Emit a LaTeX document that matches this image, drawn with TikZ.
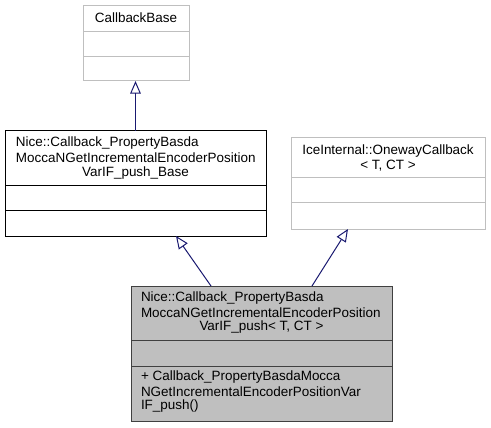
\documentclass[tikz,border=0pt]{standalone}
\usepackage{fontspec}
\setmainfont{Liberation Sans}
\usetikzlibrary{arrows.meta,fit,calc}
\definecolor{edgeblue}{HTML}{191970}
\definecolor{lgray}{HTML}{BFBFBF}
\definecolor{dgray}{HTML}{404040}
\begin{document}
\begin{tikzpicture}[x=0.75pt,y=-0.75pt,
  box/.style={draw, line width=0.75pt, inner sep=0pt, outer sep=0pt},
  greybox/.style={box, draw=lgray},
  plainbox/.style={box, draw=black, fill=white},
  curbox/.style={box, draw=dgray, fill=lgray},
  txt/.style={inner sep=0pt, outer sep=0pt, font=\fontsize{10.1}{11}\selectfont},
  lt/.style={txt, anchor=west},
  inh/.style={draw=edgeblue, line width=0.75pt, -{Triangle[open, length=9.5pt, width=8pt]}}]
\useasboundingbox (0,0) rectangle (491,427);
% CallbackBase
\node[greybox, fit={(83,6) (189,81)}] (cb) {};
\draw[lgray, line width=0.75pt] (cb.west |- 0,32) -- (cb.east |- 0,32);
\draw[lgray, line width=0.75pt] (cb.west |- 0,57) -- (cb.east |- 0,57);
\node[txt] (cbt) at (136,18) {CallbackBase};
% Base class
\node[plainbox, fit={(5,131) (266,236)}] (base) {};
\draw[black, line width=0.75pt] (base.west |- 0,186) -- (base.east |- 0,186);
\draw[black, line width=0.75pt] (base.west |- 0,211) -- (base.east |- 0,211);
\node[lt] (b1) at (16,143) {Nice::Callback\_PropertyBasda};
\node[lt] (b2) at (16,158) {MoccaNGetIncrementalEncoderPosition};
\node[txt] (b3) at (135.5,173) {VarIF\_push\_Base};
% IceInternal
\node[greybox, fit={(291,138) (485,229)}] (ice) {};
\draw[lgray, line width=0.75pt] (ice.west |- 0,178) -- (ice.east |- 0,178);
\draw[lgray, line width=0.75pt] (ice.west |- 0,203) -- (ice.east |- 0,203);
\node[txt] (i1) at (388,151) {IceInternal::OnewayCallback};
\node[txt] (i2) at (388,165.5) {< T, CT >};
% Current class
\node[curbox, fit={(131,286) (392,421)}] (cur) {};
\draw[dgray, line width=0.75pt] (cur.west |- 0,340) -- (cur.east |- 0,340);
\draw[dgray, line width=0.75pt] (cur.west |- 0,366) -- (cur.east |- 0,366);
\node[lt] (c1) at (141,298) {Nice::Callback\_PropertyBasda};
\node[lt] (c2) at (141,312.5) {MoccaNGetIncrementalEncoderPosition};
\node[txt] (c3) at (261.5,327) {VarIF\_push< T, CT >};
\node[lt] (m1) at (141,377) {+ Callback\_PropertyBasdaMocca};
\node[lt] (m2) at (141,391.5) {NGetIncrementalEncoderPositionVar};
\node[lt] (m3) at (141,406) {IF\_push()};
% Inheritance edges
\draw[inh] (base.north) -- (base.north |- cb.south);
\draw[inh] ($(cur.north west)+(80,0)$) -- ($(base.south west)+(171,0)$);
\draw[inh] ($(cur.north west)+(181,0)$) -- ($(ice.south west)+(57,0)$);
\end{tikzpicture}
\end{document}
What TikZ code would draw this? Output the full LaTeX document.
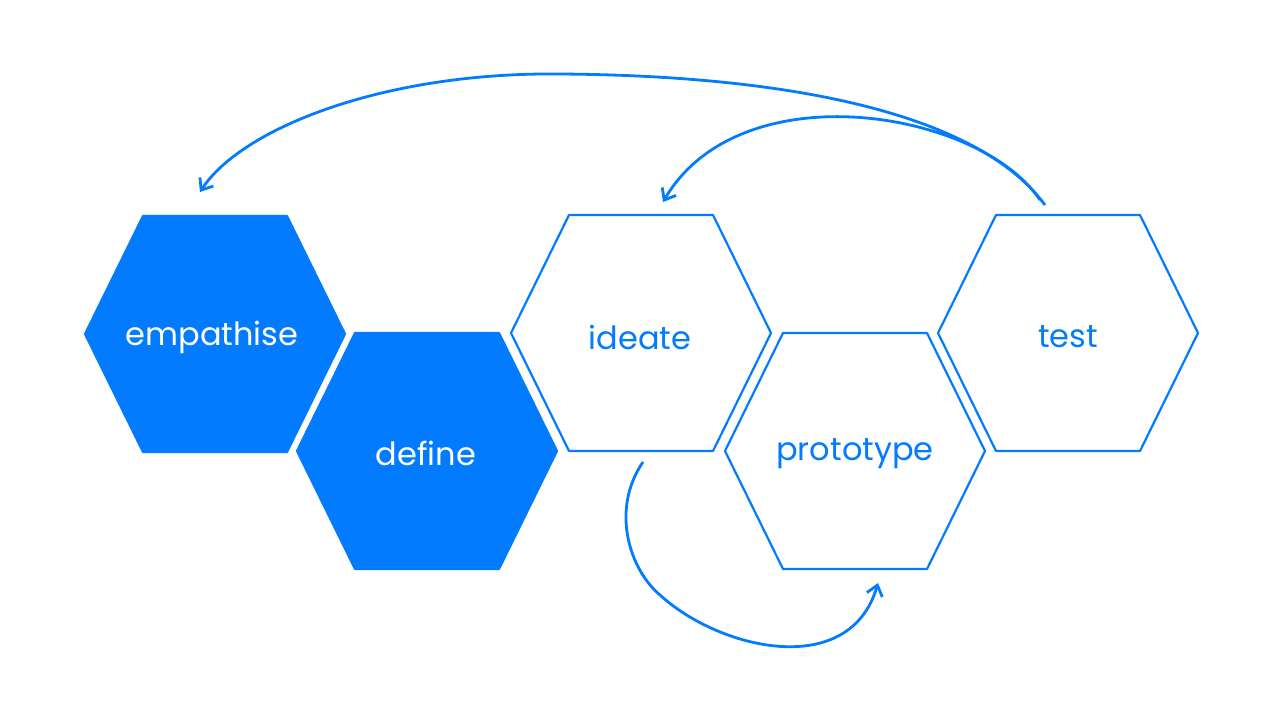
\documentclass[tikz,border=0pt]{standalone}
\usepackage{fontspec}
\setmainfont{Poppins}
\usetikzlibrary{arrows.meta}
\definecolor{bl}{HTML}{037BFF}
\begin{document}
\begin{tikzpicture}[x=1pt,y=-1pt,
  lbl/.style={font=\fontsize{32}{38}\selectfont},
  arr/.style={draw=bl,line width=2.8pt,-{Straight Barb[length=10pt,width=16pt]}},
  hex/.style={line width=2.2pt,draw=bl,line join=round}]
\useasboundingbox (0,0) rectangle (1280,720);
\newcommand\hexa[4]{% cx cy style
  \path[hex,#3] (#1-72,#2-118) -- (#1+72,#2-118) -- (#1+130,#2) -- (#1+72,#2+118) -- (#1-72,#2+118) -- (#1-130,#2) -- cycle;}
\hexa{215}{334}{fill=bl}{}
\hexa{427}{451}{fill=bl}{}
\hexa{641}{333}{fill=white}{}
\hexa{855}{451}{fill=white}{}
\hexa{1068}{333}{fill=white}{}
\node[lbl,text=white] (emp) at (212,337) {empathise};
\node[lbl,text=white] (def) at (426,453) {define};
\node[lbl,text=bl] (ide) at (640,337) {ideate};
\node[lbl,text=bl] (pro) at (855,454) {prototype};
\node[lbl,text=bl] (tes) at (1068,337) {test};
\coordinate (t1) at (1045,205);
\coordinate (t2) at (1040,200);
\coordinate (e1) at (200,192);
\coordinate (i1) at (663,202);
\coordinate (i2) at (643,462);
\coordinate (p1) at (878,583);
\draw[arr] (t1) .. controls (960,90) and (700,75) .. (560,74) .. controls (380,72) and (240,130) .. (e1);
\draw[arr] (t2) .. controls (980,110) and (740,70) .. (i1);
\draw[arr] (i2) .. controls (610,510) and (630,570) .. (660,595) .. controls (720,650) and (850,680) .. (p1);
\end{tikzpicture}
\end{document}
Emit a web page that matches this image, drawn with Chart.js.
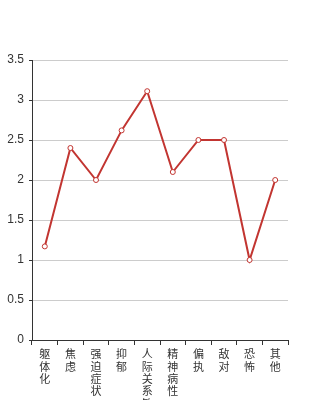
<!DOCTYPE html>
<html>
<head>
<meta charset="utf-8">
<script src="https://cdn.jsdelivr.net/npm/chart.js@4"></script>
<style>
  html, body { margin: 0; padding: 0; background: #fff; }
  #wrap { width: 320px; height: 400px; }
</style>
</head>
<body>
<div id="wrap"><canvas id="score-chart" width="320" height="400"></canvas></div>
<script>
const categories = ['躯体化', '焦虑', '强迫症状', '抑郁', '人际关系敏感', '精神病性', '偏执', '敌对', '恐怖', '其他'];
const scores = [1.17, 2.4, 2.0, 2.62, 3.11, 2.1, 2.5, 2.5, 1.0, 2.0];
const yTicks = [0, 0.5, 1, 1.5, 2, 2.5, 3, 3.5];

const ctx = document.getElementById('score-chart');

new Chart(ctx, {
    type: 'line',
    data: {
        // one character per line, like the stacked labels in the picture
        labels: categories.map(c => c.split('')),
        datasets: [{
            data: scores,
            borderColor: '#c23531',
            borderWidth: 2,
            backgroundColor: '#fff',
            pointBackgroundColor: '#fff',
            pointBorderColor: '#c23531',
            pointBorderWidth: 1,
            pointRadius: 2.5,
            tension: 0
        }]
    },
    options: {
        responsive: false,
        animation: false,
        layout: { padding: { top: 60, right: 32, left: 0, bottom: 0 } },
        plugins: { legend: { display: false }, tooltip: { enabled: false } },
        scales: {
            x: {
                offset: true,
                grid: { offset: true, drawOnChartArea: false, tickLength: 5, tickColor: '#333' },
                border: { color: '#333', width: 1 },
                ticks: {
                    autoSkip: false, maxRotation: 0, minRotation: 0, padding: 3,
                    color: '#333',
                    font: { family: '"Noto Sans CJK SC", sans-serif', size: 11, lineHeight: '12.3px' }
                },
                afterFit: s => { s.height = 60; }
            },
            y: {
                min: 0,
                max: 3.5,
                afterBuildTicks: s => { s.ticks = yTicks.map(v => ({ value: v })); },
                grid: { color: '#ccc', tickLength: 3, tickColor: '#333' },
                border: { color: '#333', width: 1 },
                ticks: {
                    padding: 5, color: '#333',
                    font: { family: 'sans-serif', size: 12 },
                    callback: v => String(v)
                },
                afterFit: s => { s.width = 32; }
            }
        }
    }
});
</script>
</body>
</html>
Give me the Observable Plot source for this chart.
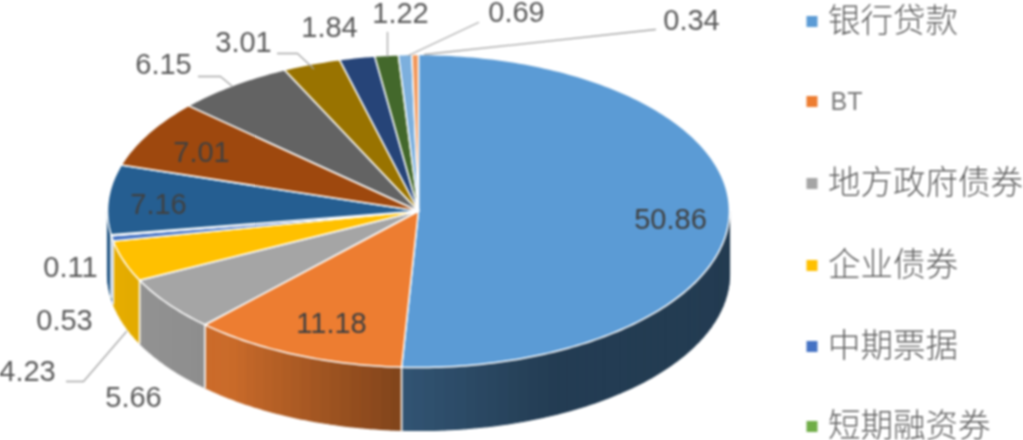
<!DOCTYPE html>
<html><head><meta charset="utf-8">
<style>html,body{margin:0;padding:0;background:#fff;overflow:hidden}</style>
<script src="https://cdn.jsdelivr.net/npm/d3@7"></script>
<script src="https://cdn.jsdelivr.net/npm/@observablehq/plot@0.6"></script>
</head><body><div id="chart"></div>
<script>
// Data
const sliceValues = [50.86, 11.18, 5.66, 4.23, 0.53, 0.11, 7.16, 7.01, 6.15, 3.01, 1.84, 1.22, 0.69, 0.34];
const sliceLabels = ["50.86","11.18","5.66","4.23","0.53","0.11","7.16","7.01","6.15","3.01","1.84","1.22","0.69","0.34"];
const sliceColors = ["#5b9bd5","#ed7d31","#a5a5a5","#ffc000","#4472c4","#70ad47","#255e91","#9e480e","#636363","#997300","#264478","#43682b","#7cafdd","#f1975a"];
const legendNames = ["银行贷款","BT","地方政府债券","企业债券","中期票据","短期融资券"];

// Layout (not data)
const W = 1023, H = 440;
const pie = {cx: 418, cy: 210.5, rx: 311, ry: 156.5, depth: 63};
const labelAt = [[670,219],[331,323],[133,397],[27,371],[64,320],[70,267],[158,204],[201,152],[163,64],[243,42],[329,27],[400,13],[516,12],[691,20]];
const leaders = [
  [[66,381],[83,381],[126,331]],
  [[198,76],[220,76],[232,86]],
  [[277,53],[297,53],[313,68]],
  [[387,32],[387,56]],
  [[478,22],[408,55]],
  [[655,29],[424,54]]
];
const legendRow = [21,101,183,265,346,426];

const total = d3.sum(sliceValues);
const cum = d3.cumsum(sliceValues);
const spans = sliceValues.map((v,i)=>[(i?cum[i-1]:0)/total*360, cum[i]/total*360]);
const rad = d => d*Math.PI/180;
const pt = (deg, dy=0) => [pie.cx+pie.rx*Math.sin(rad(deg)), pie.cy-pie.ry*Math.cos(rad(deg))+dy];
const wallLight = d3.scaleLinear([90,155,183,217,270],[.38,.39,.54,.85,.92]).clamp(true);
const shade = (col, deg) => {
  const f = wallLight(deg), c = d3.rgb(col);
  return d3.rgb(c.r*f,c.g*f,c.b*f).formatHex();
};

// Walls: thin strips on the visible front half
const wall = [], seams = [];
spans.forEach(([a,b],i)=>{
  const lo=Math.max(a,90), hi=Math.min(b,270);
  if(lo>=hi) return;
  const n=Math.ceil((hi-lo)/2), step=(hi-lo)/n;
  for(let k=0;k<n;k++){
    const t=lo+k*step, e=t+step, id=`w${i}-${k}`, fill=shade(sliceColors[i],(t+e)/2);
    const ring=[];
    for(let j=0;j<=2;j++) ring.push(pt(t+(e-t)*j/2));
    for(let j=2;j>=0;j--) ring.push(pt(t+(e-t)*j/2,pie.depth));
    ring.push(ring[0]);
    ring.forEach(([x,y])=>wall.push({x,y,id,fill}));
  }
  if(a>=90 && b-a>1.5){
    [pt(a),pt(a,pie.depth)].forEach(([x,y])=>seams.push({x,y,id:`s${i}`}));
  }
});
// Top faces
const tops=[];
spans.forEach(([a,b],i)=>{
  const n=Math.max(2,Math.ceil((b-a)/1));
  const ring=[[pie.cx,pie.cy]];
  for(let k=0;k<=n;k++) ring.push(pt(a+(b-a)*k/n));
  ring.push([pie.cx,pie.cy]);
  ring.forEach(([x,y])=>tops.push({x,y,id:`t${i}`,fill:sliceColors[i]}));
});
const labels = sliceLabels.map((t,i)=>({t,x:labelAt[i][0],y:labelAt[i][1],inside:[0,1,6,7].includes(i)}));
const leaderPts = leaders.flatMap((l,i)=>l.map(([x,y])=>({x,y,id:i})));
const legend = legendNames.map((name,i)=>({name,y:legendRow[i],color:sliceColors[i]}));

const chart = Plot.plot({
  width:W,height:H,margin:0,
  x:{domain:[0,W],range:[0,W],axis:null},
  y:{domain:[0,H],range:[0,H],axis:null},
  color:{type:"identity"},
  style:{background:"#fff",filter:"blur(0.8px)",display:"block"},
  marks:[
    Plot.line(wall,{x:"x",y:"y",z:"id",fill:"fill",stroke:"fill",strokeWidth:1.2}),
    Plot.line(seams,{x:"x",y:"y",z:"id",stroke:"#fff",strokeWidth:1.6}),
    Plot.line(tops,{x:"x",y:"y",z:"id",fill:"fill",stroke:"#fff",strokeWidth:1.5,strokeLinejoin:"round"}),
    Plot.line(leaderPts,{x:"x",y:"y",z:"id",stroke:"#a6a6a6",strokeWidth:1.3}),
    Plot.text(labels,{x:"x",y:"y",text:"t",fontSize:29,lineAnchor:"middle",fontFamily:"Liberation Sans",fill:d=>d.inside?"#404040":"#5a5a5a"}),
    Plot.dot(legend,{x:()=>811.5,y:"y",symbol:"square",r:6.2,fill:"color",stroke:null}),
    Plot.text(legend.filter(d=>d.name!=="BT"),{x:()=>827.5,y:"y",text:"name",textAnchor:"start",lineAnchor:"middle",fontSize:32.5,fontWeight:300,fontFamily:"Noto Sans CJK SC",fill:"#5f5f5f"}),
    Plot.text(legend.filter(d=>d.name==="BT"),{x:()=>830,y:"y",text:"name",textAnchor:"start",lineAnchor:"middle",fontSize:25,fontFamily:"Liberation Sans",fill:"#7a7a7a"})
  ]
});
document.getElementById("chart").append(chart);
</script></body></html>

What you are asked to do
Copy each line of the entries that includes the word "drawn".

Solved problem
Emit a LaTeX document that matches this image, drawn with TikZ.
Emit a web page that matches this image, drawn with Chart.js.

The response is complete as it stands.